By Andy McCue, 24 June 2005 12:00
High-street fashion chain River Island is cracking down on internal fraud in its 200 UK and Ireland stores with software that analyses all point-of-sale data and flags up any unusual transactions.
Before the system was implemented River Island's fraud prevention auditors relied largely on alerts from store managers about in-store fraud.
These incidents typically include members of staff putting refunds against their own credit cards or giving non-authorised price reductions to friends above the approved discount level.
Ben Lewis, operations director at River Island, told silicon.com: "It's always been a difficult job to identify fraud in a store and the audit team have a considerable amount of stores to visit and data to sift through."

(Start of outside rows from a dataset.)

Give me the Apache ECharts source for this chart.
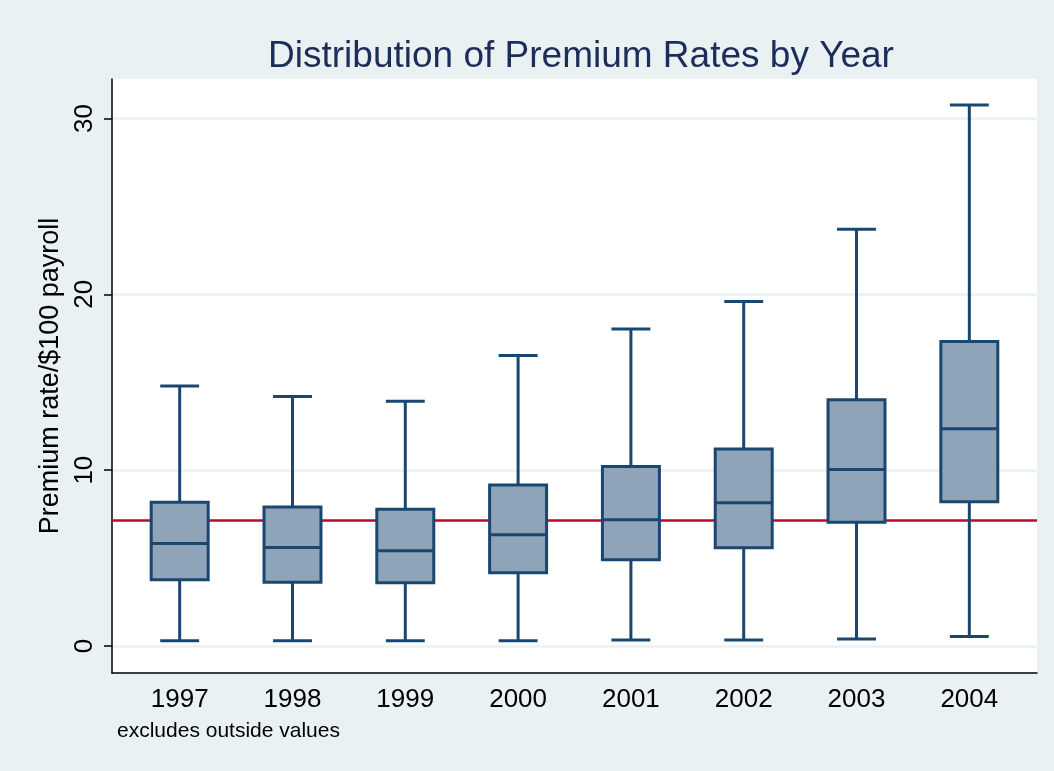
<!DOCTYPE html>
<html>
<head>
<meta charset="utf-8">
<script src="https://cdn.jsdelivr.net/npm/echarts@6/dist/echarts.min.js"></script>
<style>
  html, body { margin: 0; padding: 0; background: #eaf1f3; }
  #chart { width: 1054px; height: 771px; }
</style>
</head>
<body>
<div id="chart"></div>
<script>
// ---- data ----
const years = ['1997', '1998', '1999', '2000', '2001', '2002', '2003', '2004'];
const lowWhisker = [0.30, 0.30, 0.30, 0.30, 0.34, 0.34, 0.40, 0.53];
const q1 = [3.76, 3.62, 3.59, 4.16, 4.90, 5.58, 7.03, 8.20];
const median = [5.83, 5.60, 5.41, 6.32, 7.18, 8.15, 10.03, 12.36];
const q3 = [8.17, 7.90, 7.77, 9.15, 10.20, 11.20, 14.00, 17.32];
const highWhisker = [14.78, 14.19, 13.92, 16.52, 18.03, 19.60, 23.70, 30.77];
const referenceLine = 7.15;
const yTicks = [0, 10, 20, 30];

const FONT = "'Liberation Sans', Arial, sans-serif";
const boxData = years.map((y, i) => [i + 1, lowWhisker[i], q1[i], median[i], q3[i], highWhisker[i]]);

const chart = echarts.init(document.getElementById('chart'));

function renderBox(params, api) {
  const x = api.value(0);
  const pLow = api.coord([x, api.value(1)]);
  const pQ1 = api.coord([x, api.value(2)]);
  const pMed = api.coord([x, api.value(3)]);
  const pQ3 = api.coord([x, api.value(4)]);
  const pHigh = api.coord([x, api.value(5)]);
  const unit = api.size([1, 0])[0];
  const bw = unit * 0.505;
  const cw = unit * 0.345;
  const cx = pMed[0];
  const stroke = { stroke: '#1a476f', lineWidth: 3, fill: null };
  return {
    type: 'group',
    children: [
      { type: 'line', shape: { x1: cx, y1: pQ3[1], x2: cx, y2: pHigh[1] }, style: stroke },
      { type: 'line', shape: { x1: cx, y1: pQ1[1], x2: cx, y2: pLow[1] }, style: stroke },
      { type: 'line', shape: { x1: cx - cw / 2, y1: pHigh[1], x2: cx + cw / 2, y2: pHigh[1] }, style: stroke },
      { type: 'line', shape: { x1: cx - cw / 2, y1: pLow[1], x2: cx + cw / 2, y2: pLow[1] }, style: stroke },
      { type: 'rect', shape: { x: cx - bw / 2, y: pQ3[1], width: bw, height: pQ1[1] - pQ3[1] },
        style: { fill: '#8fa4b9', stroke: '#1a476f', lineWidth: 3 } },
      { type: 'line', shape: { x1: cx - bw / 2, y1: pMed[1], x2: cx + bw / 2, y2: pMed[1] }, style: stroke }
    ]
  };
}

const option = {
  backgroundColor: '#eaf1f3',
  animation: false,
  title: {
    text: 'Distribution of Premium Rates by Year',
    left: 576,
    top: 33,
    textAlign: 'center',
    textStyle: { fontFamily: FONT, fontSize: 37, fontWeight: 'normal', color: '#1c2d5a' }
  },
  grid: {
    left: 112, right: 17, top: 79, bottom: 98,
    show: true, backgroundColor: '#ffffff', borderWidth: 0
  },
  xAxis: {
    type: 'value',
    min: 0.4, max: 8.6,
    axisLine: { show: true, onZero: false, lineStyle: { color: '#000000', width: 1.5 } },
    axisTick: { show: false },
    splitLine: { show: false },
    axisLabel: {
      customValues: years.map((y, i) => i + 1),
      formatter: v => years[Math.round(v) - 1] || '',
      fontFamily: FONT, fontSize: 26, color: '#000000', margin: 14
    }
  },
  yAxis: {
    type: 'value',
    min: -1.54, max: 32.25,
    name: 'Premium rate/$100 payroll',
    nameLocation: 'middle',
    nameGap: 47,
    nameTextStyle: { fontFamily: FONT, fontSize: 27, color: '#000000' },
    axisLine: { show: true, onZero: false, lineStyle: { color: '#000000', width: 1.5 } },
    axisTick: { show: true, length: 8, customValues: yTicks, lineStyle: { color: '#000000', width: 1.5 } },
    splitLine: { show: true, lineStyle: { color: '#eaf1f3', width: 2.5 } },
    axisLabel: {
      customValues: yTicks,
      rotate: 90,
      fontFamily: FONT, fontSize: 26, color: '#000000', margin: 14
    }
  },
  graphic: [
    {
      type: 'text', left: 117, top: 721,
      style: { text: 'excludes outside values', font: "21px 'Liberation Sans', Arial, sans-serif", fill: '#000000' }
    }
  ],
  series: [
    {
      type: 'line',
      data: [],
      z: 1,
      markLine: {
        silent: true,
        z: 1,
        symbol: 'none',
        label: { show: false },
        lineStyle: { color: '#c10534', width: 2.5, type: 'solid' },
        data: [{ yAxis: referenceLine }]
      }
    },
    {
      type: 'custom',
      z: 10,
      renderItem: renderBox,
      encode: { x: 0, y: [1, 2, 3, 4, 5] },
      data: boxData
    }
  ]
};
chart.setOption(option);
</script>
</body>
</html>
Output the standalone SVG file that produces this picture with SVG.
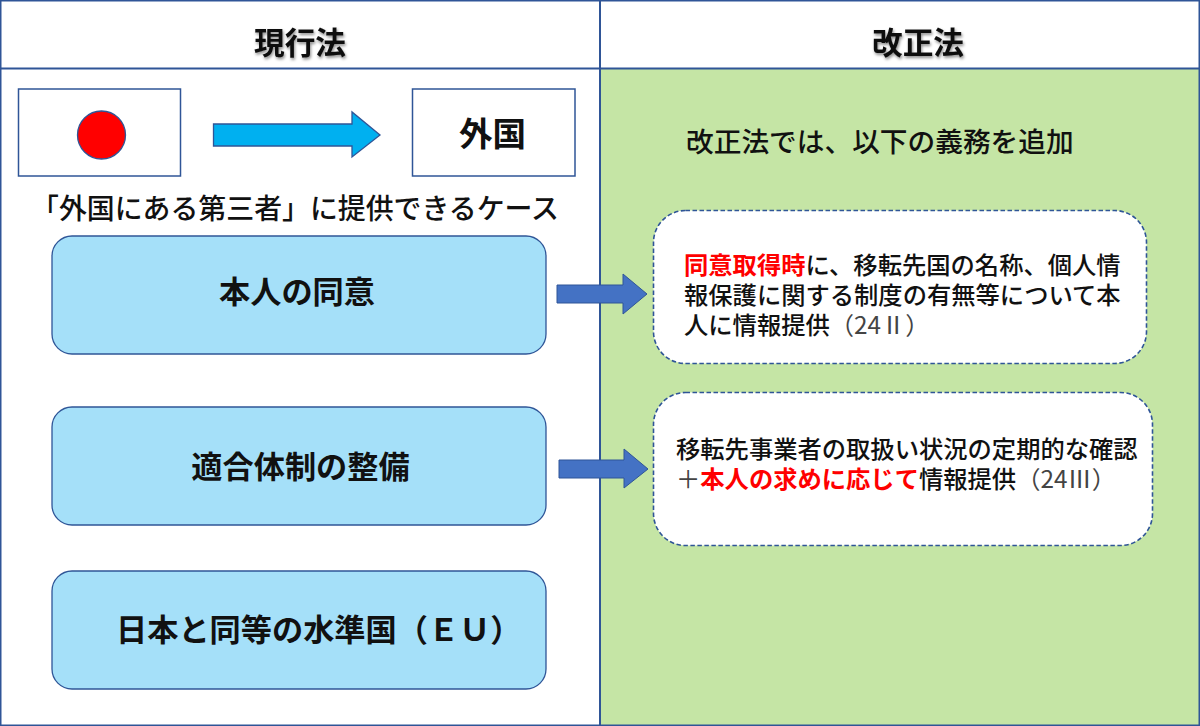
<svg xmlns="http://www.w3.org/2000/svg" width="1200" height="726" viewBox="0 0 1200 726">
<style>
text{font-family:"Noto Sans CJK JP","Liberation Sans",sans-serif;fill:#111}
.frame{fill:none;stroke:#2f5597;stroke-width:2}
.box{fill:#fff;stroke:#2f5597;stroke-width:1.5}
.blue{fill:#a5e0f9;stroke:#2f5597;stroke-width:1.3}
.dash{fill:#fff;stroke:#2f5597;stroke-width:1.6;stroke-dasharray:4.500 2.500}
.b{font-weight:700}
.m{font-weight:500}
.big{font-size:31.200px;font-weight:700}
.sm{font-size:24.300px;font-weight:500}
.r{fill:#f00;font-weight:700}
.g{fill:#444;font-weight:400}
.arr{fill:#4472c4;stroke:#2f5597;stroke-width:1}
</style>
<defs><filter id="sh" x="-20%" y="-20%" width="140%" height="150%"><feDropShadow dx="1" dy="2" stdDeviation="1.5" flood-color="#000" flood-opacity=".45"/></filter></defs>
<rect width="1200" height="726" fill="#fff"/>
<g id="panel-right"><rect x="600" y="68" width="599" height="657" fill="#c5e5a5"/></g>
<g id="frame">
<rect class="frame" x="0.500" y="0.500" width="1199" height="725"/>
<path class="frame" d="M600 0V726M0 68.500H1200"/>
</g>
<g id="header-current"><text x="300" y="54" text-anchor="middle" class="b" font-size="30.700" filter="url(#sh)">現行法</text></g>
<g id="header-revised"><text x="918" y="54" text-anchor="middle" class="b" font-size="30.700" filter="url(#sh)">改正法</text></g>
<g id="japan"><rect class="box" x="18.500" y="89" width="162" height="87"/><ellipse cx="101.500" cy="135" rx="24" ry="24" fill="#f00" stroke="#2f5597" stroke-width="1.300"/></g>
<g id="foreign"><rect class="box" x="412.500" y="89" width="162.500" height="87"/><text x="492.500" y="146" text-anchor="middle" class="b" font-size="33.500">外国</text></g>
<g id="caption"><text x="31" y="219" class="m" font-size="27.900">「外国にある第三者」に提供できるケース</text></g>
<g id="node-consent"><rect class="blue" x="52" y="236" width="494" height="118" rx="20"/><text x="297" y="303" text-anchor="middle" class="big">本人の同意</text></g>
<g id="node-system"><rect class="blue" x="52" y="407" width="494" height="118" rx="20"/><text x="300.500" y="478" text-anchor="middle" class="big">適合体制の整備</text></g>
<g id="node-equivalent"><rect class="blue" x="52" y="571" width="494" height="118" rx="20"/><text x="116" y="641" class="big">日本と同等の水準国（ＥＵ）</text></g>
<g id="note"><text x="686" y="152" class="m" font-size="27.700">改正法では、以下の義務を追加</text></g>
<g id="node-info1"><rect class="dash" x="653.500" y="210.500" width="493" height="153" rx="32"/>
<text class="sm" y="274"><tspan x="684"><tspan class="r">同意取得時</tspan>に、移転先国の名称、個人情</tspan><tspan x="684" dy="30">報保護に関する制度の有無等について本</tspan><tspan x="684" dy="30">人に情報提供<tspan class="g">（24Ⅱ）</tspan></tspan></text></g>
<g id="node-info2"><rect class="dash" x="653.500" y="392.500" width="499" height="153" rx="32"/>
<text class="sm" y="458"><tspan x="676">移転先事業者の取扱い状況の定期的な確認</tspan><tspan x="676" dy="30"><tspan class="g">＋</tspan><tspan class="r">本人の求めに応じて</tspan>情報提供<tspan class="g">（24Ⅲ）</tspan></tspan></text></g>
<g id="connectors">
<path d="M213.500 124H352V112L380 135L352 157V146H213.500Z" fill="#00b0f0" stroke="#2f5597" stroke-width="1.300"/>
<path class="arr" d="M557 285H623V274L647 294L623 314V303H557Z"/>
<path class="arr" d="M559 460H624V449L648 469L624 488V478H559Z"/>
</g>
</svg>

The system is intended not only to make it easier for the audit team to spot fraud but also to act as a deterrent to staff.
"The majority of savings are in prevention of fraud and I do expect the deterrent effect to have a considerable effect. It is another weapon in our armoury," said Lewis.
The Fraud Alerter software from Innovetra will first extract, filter and then clean all electronic point-of-sale data from River Island's branch network. The data is then checked for unusual transactions against user-defined patterns set by the fraud prevention team.
"It helps us identify the needle in the haystack and indeed, which haystack it's in," Lewis said.
The store began implementation of the fraud alert system last August and had it up and running by October but Lewis said it will be an ongoing process to find improved ways of using the system by refining the data analysis tools and fraud patterns to spot.
Lewis declined to reveal how much the system had cost to implement but said it will also be of value for procedural compliance purposes.